[Start of DATASET CONTENT]

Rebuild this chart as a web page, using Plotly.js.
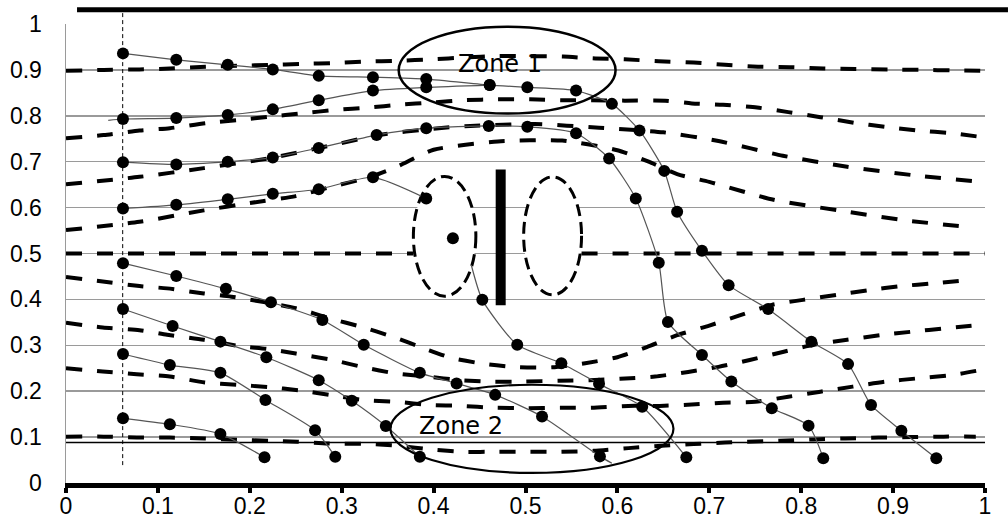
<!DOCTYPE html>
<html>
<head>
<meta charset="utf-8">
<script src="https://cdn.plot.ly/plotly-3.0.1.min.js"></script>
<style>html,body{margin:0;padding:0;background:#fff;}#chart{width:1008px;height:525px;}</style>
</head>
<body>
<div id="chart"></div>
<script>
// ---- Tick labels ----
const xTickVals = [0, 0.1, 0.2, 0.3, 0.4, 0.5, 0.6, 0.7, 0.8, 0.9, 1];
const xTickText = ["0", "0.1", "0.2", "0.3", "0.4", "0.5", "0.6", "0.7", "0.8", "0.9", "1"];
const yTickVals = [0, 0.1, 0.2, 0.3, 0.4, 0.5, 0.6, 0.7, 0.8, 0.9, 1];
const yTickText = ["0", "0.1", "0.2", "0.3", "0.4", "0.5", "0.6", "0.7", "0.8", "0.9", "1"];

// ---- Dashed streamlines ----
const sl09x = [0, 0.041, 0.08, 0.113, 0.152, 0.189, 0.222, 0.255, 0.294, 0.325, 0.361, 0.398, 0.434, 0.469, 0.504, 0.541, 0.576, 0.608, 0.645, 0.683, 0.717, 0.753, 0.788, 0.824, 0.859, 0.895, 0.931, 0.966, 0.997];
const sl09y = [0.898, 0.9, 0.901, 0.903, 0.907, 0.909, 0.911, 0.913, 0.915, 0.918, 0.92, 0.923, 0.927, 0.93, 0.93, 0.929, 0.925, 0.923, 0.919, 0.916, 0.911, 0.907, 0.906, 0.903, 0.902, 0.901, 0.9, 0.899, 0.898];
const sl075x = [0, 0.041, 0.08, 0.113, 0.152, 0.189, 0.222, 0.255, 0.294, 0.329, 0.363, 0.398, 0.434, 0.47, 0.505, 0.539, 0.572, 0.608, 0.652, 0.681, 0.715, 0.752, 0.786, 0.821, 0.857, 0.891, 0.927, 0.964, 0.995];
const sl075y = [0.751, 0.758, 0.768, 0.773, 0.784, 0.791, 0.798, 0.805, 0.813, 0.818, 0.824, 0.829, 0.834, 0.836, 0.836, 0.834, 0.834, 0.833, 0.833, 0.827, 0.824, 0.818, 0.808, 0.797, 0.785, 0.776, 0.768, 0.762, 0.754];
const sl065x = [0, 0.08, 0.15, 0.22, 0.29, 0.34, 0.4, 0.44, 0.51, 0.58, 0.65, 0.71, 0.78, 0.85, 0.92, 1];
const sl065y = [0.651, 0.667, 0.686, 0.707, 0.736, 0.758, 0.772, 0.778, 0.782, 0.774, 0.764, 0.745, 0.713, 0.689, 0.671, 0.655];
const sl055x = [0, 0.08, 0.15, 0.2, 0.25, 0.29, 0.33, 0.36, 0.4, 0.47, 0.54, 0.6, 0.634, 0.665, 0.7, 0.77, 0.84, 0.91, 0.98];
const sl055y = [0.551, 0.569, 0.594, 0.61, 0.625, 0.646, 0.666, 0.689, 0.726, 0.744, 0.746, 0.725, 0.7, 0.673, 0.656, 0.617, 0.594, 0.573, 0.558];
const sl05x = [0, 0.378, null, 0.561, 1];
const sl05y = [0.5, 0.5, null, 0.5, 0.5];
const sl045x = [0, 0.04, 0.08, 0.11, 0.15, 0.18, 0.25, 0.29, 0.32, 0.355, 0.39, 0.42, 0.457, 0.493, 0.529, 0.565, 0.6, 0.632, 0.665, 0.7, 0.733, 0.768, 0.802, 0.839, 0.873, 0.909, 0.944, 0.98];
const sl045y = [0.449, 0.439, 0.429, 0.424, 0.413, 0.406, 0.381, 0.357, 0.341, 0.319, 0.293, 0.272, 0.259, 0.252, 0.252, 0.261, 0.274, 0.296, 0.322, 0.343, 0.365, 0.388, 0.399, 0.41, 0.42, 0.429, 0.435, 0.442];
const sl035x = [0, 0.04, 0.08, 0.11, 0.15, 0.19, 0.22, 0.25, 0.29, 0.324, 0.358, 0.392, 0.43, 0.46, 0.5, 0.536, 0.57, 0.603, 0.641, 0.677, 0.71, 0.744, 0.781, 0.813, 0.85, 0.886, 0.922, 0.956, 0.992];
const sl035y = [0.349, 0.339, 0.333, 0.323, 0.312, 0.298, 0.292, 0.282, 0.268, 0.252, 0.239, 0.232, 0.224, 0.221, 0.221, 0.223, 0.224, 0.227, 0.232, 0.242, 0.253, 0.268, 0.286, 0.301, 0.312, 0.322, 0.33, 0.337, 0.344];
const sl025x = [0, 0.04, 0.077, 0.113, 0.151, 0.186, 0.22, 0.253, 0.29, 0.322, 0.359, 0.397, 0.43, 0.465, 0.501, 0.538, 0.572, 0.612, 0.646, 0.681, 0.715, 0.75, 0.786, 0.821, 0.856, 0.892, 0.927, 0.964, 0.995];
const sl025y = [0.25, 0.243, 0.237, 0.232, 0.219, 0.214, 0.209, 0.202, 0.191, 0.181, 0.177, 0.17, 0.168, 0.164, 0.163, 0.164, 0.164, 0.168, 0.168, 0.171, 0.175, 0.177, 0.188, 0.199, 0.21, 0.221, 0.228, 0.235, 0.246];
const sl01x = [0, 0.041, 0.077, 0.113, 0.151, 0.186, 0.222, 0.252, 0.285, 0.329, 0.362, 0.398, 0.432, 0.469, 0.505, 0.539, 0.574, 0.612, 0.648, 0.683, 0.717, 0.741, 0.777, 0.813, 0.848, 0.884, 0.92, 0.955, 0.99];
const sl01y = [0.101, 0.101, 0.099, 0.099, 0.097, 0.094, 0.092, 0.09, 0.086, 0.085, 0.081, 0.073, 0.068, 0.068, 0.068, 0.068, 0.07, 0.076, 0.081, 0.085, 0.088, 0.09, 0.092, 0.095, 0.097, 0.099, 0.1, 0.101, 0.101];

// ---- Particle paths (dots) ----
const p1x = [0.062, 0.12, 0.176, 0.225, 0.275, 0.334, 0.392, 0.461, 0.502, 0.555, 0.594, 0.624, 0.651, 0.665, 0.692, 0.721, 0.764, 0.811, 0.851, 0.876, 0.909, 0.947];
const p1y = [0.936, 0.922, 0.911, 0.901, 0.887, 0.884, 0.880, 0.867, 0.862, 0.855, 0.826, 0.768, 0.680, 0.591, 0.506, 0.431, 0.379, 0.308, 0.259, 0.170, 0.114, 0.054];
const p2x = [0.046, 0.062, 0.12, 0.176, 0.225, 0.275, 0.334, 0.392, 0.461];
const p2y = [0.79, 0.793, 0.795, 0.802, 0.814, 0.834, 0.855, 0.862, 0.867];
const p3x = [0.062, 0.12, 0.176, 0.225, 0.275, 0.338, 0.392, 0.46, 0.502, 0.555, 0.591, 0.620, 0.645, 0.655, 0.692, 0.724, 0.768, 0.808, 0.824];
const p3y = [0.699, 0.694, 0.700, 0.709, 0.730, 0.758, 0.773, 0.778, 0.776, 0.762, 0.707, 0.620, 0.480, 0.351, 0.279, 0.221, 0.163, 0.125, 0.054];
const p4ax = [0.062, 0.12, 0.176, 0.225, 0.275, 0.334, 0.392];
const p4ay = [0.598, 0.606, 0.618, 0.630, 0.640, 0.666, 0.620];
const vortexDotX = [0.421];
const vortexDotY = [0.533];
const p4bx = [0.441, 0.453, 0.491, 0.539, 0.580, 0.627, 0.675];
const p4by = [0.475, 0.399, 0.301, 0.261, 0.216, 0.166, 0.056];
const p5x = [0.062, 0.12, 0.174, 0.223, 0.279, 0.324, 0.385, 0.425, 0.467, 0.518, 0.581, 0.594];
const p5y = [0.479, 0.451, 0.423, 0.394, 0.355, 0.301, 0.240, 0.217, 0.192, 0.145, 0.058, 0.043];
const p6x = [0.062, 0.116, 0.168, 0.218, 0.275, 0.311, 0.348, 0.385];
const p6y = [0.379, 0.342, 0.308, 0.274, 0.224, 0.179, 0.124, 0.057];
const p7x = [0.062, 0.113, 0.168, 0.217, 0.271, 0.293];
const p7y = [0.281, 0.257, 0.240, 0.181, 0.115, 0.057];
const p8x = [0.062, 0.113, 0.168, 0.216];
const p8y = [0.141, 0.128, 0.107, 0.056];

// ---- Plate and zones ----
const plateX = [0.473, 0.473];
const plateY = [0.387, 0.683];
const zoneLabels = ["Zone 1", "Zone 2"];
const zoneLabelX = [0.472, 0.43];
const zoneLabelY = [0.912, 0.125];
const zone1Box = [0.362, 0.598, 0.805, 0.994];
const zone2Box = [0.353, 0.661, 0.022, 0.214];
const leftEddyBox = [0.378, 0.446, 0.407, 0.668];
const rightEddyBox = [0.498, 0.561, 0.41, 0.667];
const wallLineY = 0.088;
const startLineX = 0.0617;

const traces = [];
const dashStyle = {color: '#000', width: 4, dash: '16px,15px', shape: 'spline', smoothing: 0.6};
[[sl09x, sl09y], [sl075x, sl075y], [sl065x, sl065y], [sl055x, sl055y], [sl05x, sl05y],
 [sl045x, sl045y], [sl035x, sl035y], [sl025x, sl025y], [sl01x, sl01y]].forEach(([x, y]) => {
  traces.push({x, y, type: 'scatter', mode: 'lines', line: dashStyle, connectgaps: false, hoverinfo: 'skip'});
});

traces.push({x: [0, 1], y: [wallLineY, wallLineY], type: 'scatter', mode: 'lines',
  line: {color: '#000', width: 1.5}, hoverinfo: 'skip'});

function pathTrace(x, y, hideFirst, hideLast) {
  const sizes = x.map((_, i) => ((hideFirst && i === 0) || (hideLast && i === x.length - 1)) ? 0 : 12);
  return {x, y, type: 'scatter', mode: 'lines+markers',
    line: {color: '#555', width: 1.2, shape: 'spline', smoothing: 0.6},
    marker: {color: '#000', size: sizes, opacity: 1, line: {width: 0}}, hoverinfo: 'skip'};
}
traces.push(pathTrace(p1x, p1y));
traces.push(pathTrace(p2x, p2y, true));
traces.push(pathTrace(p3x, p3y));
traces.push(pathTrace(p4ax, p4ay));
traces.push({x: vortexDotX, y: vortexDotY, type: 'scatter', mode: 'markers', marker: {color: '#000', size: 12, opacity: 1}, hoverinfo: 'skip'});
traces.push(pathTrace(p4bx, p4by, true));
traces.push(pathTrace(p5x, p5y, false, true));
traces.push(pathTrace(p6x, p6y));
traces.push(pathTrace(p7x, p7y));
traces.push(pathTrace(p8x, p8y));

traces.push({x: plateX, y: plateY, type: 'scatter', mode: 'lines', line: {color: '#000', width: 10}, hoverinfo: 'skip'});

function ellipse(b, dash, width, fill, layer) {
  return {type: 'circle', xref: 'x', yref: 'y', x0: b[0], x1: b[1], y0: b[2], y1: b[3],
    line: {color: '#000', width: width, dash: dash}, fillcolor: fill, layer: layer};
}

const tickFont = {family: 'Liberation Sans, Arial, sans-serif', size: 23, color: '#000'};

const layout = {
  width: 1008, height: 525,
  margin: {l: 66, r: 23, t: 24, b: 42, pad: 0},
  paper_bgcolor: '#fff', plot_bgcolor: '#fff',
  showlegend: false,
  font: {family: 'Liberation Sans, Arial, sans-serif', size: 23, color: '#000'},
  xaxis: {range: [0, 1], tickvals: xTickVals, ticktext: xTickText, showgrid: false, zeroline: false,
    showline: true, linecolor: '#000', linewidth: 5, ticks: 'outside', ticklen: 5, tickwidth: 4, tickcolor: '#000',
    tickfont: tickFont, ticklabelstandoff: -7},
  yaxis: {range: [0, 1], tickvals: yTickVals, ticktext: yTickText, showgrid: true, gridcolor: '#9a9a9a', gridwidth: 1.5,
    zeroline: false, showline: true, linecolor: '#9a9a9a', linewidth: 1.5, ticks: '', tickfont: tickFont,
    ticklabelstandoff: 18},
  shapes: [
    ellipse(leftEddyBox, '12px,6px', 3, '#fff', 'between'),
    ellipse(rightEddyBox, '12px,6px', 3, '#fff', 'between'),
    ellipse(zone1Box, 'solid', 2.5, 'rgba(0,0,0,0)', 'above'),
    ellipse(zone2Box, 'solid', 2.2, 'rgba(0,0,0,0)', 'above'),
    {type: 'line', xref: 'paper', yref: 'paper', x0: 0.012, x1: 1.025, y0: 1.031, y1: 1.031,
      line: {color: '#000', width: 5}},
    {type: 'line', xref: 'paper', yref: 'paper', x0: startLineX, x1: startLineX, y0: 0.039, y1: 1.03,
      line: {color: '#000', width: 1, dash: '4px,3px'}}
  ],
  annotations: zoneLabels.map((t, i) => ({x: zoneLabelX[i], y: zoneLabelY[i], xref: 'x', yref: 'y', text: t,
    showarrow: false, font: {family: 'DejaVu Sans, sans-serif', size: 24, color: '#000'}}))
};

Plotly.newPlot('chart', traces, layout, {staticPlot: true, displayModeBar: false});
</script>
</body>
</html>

[End of DATASET CONTENT]
[Start of DATASET CONTENT]

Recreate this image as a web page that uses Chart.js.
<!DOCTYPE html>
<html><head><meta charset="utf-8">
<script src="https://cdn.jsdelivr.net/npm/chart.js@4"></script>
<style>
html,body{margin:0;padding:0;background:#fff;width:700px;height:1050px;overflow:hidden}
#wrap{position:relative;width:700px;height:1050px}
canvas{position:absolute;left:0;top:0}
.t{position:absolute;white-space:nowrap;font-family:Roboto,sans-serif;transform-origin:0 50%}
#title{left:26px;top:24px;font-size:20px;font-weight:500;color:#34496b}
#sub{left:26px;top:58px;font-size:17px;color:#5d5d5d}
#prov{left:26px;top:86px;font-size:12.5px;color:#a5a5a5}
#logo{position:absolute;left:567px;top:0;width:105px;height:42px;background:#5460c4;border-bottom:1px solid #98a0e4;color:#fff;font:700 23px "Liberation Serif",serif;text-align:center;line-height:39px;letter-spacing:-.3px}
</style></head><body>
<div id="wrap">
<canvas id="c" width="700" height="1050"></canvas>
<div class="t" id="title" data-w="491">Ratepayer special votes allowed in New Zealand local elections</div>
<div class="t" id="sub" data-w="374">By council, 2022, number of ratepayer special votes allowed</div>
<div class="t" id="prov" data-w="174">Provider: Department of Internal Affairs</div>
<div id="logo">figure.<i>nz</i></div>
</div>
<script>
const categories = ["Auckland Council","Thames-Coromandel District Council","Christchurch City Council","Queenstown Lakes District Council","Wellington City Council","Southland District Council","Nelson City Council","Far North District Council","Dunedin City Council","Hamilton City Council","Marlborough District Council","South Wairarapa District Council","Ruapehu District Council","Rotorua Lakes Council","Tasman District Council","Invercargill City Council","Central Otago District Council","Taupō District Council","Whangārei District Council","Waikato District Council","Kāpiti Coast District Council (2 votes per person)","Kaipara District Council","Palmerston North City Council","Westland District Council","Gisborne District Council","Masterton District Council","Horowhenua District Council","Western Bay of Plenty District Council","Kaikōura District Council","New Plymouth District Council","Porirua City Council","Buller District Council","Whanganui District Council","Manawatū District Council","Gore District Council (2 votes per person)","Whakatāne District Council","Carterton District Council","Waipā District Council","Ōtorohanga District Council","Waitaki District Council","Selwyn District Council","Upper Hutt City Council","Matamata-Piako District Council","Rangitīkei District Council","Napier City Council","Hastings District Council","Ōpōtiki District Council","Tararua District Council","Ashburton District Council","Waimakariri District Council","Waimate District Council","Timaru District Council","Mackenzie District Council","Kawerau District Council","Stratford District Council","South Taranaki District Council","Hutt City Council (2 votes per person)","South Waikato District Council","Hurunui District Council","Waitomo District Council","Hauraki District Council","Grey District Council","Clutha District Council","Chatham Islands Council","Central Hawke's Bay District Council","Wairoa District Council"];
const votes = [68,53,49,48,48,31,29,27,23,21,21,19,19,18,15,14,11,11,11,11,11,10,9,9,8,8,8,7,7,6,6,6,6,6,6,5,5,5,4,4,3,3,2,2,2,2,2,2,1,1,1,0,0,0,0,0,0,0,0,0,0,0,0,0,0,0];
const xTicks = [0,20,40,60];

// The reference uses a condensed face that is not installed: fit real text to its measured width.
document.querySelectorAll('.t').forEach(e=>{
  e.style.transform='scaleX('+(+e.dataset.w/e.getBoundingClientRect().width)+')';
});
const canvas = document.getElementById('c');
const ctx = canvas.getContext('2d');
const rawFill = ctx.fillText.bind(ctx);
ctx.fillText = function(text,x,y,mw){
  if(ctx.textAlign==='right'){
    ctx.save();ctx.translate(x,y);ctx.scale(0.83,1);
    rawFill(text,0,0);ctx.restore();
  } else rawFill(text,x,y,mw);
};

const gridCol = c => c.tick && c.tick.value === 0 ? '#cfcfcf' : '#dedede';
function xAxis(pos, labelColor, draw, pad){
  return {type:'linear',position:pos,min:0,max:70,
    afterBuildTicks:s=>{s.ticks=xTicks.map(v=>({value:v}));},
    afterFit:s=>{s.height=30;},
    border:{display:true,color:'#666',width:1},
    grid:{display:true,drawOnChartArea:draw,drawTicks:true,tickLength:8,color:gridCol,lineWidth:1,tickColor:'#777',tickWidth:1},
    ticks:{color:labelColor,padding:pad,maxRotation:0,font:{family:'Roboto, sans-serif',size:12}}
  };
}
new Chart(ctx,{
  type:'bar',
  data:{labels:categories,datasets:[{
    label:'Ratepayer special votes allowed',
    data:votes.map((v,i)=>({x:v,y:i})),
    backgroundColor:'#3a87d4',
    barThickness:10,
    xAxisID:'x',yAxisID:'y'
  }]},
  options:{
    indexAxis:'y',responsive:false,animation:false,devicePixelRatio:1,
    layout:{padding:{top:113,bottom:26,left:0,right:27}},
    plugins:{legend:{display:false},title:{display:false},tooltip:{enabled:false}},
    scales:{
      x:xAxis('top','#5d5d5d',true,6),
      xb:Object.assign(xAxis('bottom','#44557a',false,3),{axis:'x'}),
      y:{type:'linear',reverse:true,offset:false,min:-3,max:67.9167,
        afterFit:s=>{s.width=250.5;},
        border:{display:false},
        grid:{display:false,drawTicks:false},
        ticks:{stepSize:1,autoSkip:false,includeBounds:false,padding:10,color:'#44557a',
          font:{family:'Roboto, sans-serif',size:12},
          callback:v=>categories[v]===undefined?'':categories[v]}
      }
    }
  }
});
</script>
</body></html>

[End of DATASET CONTENT]

# DO THIS
Check each line of the data above for the string "page" and report only how many lines have it.

# FINAL ANSWER
2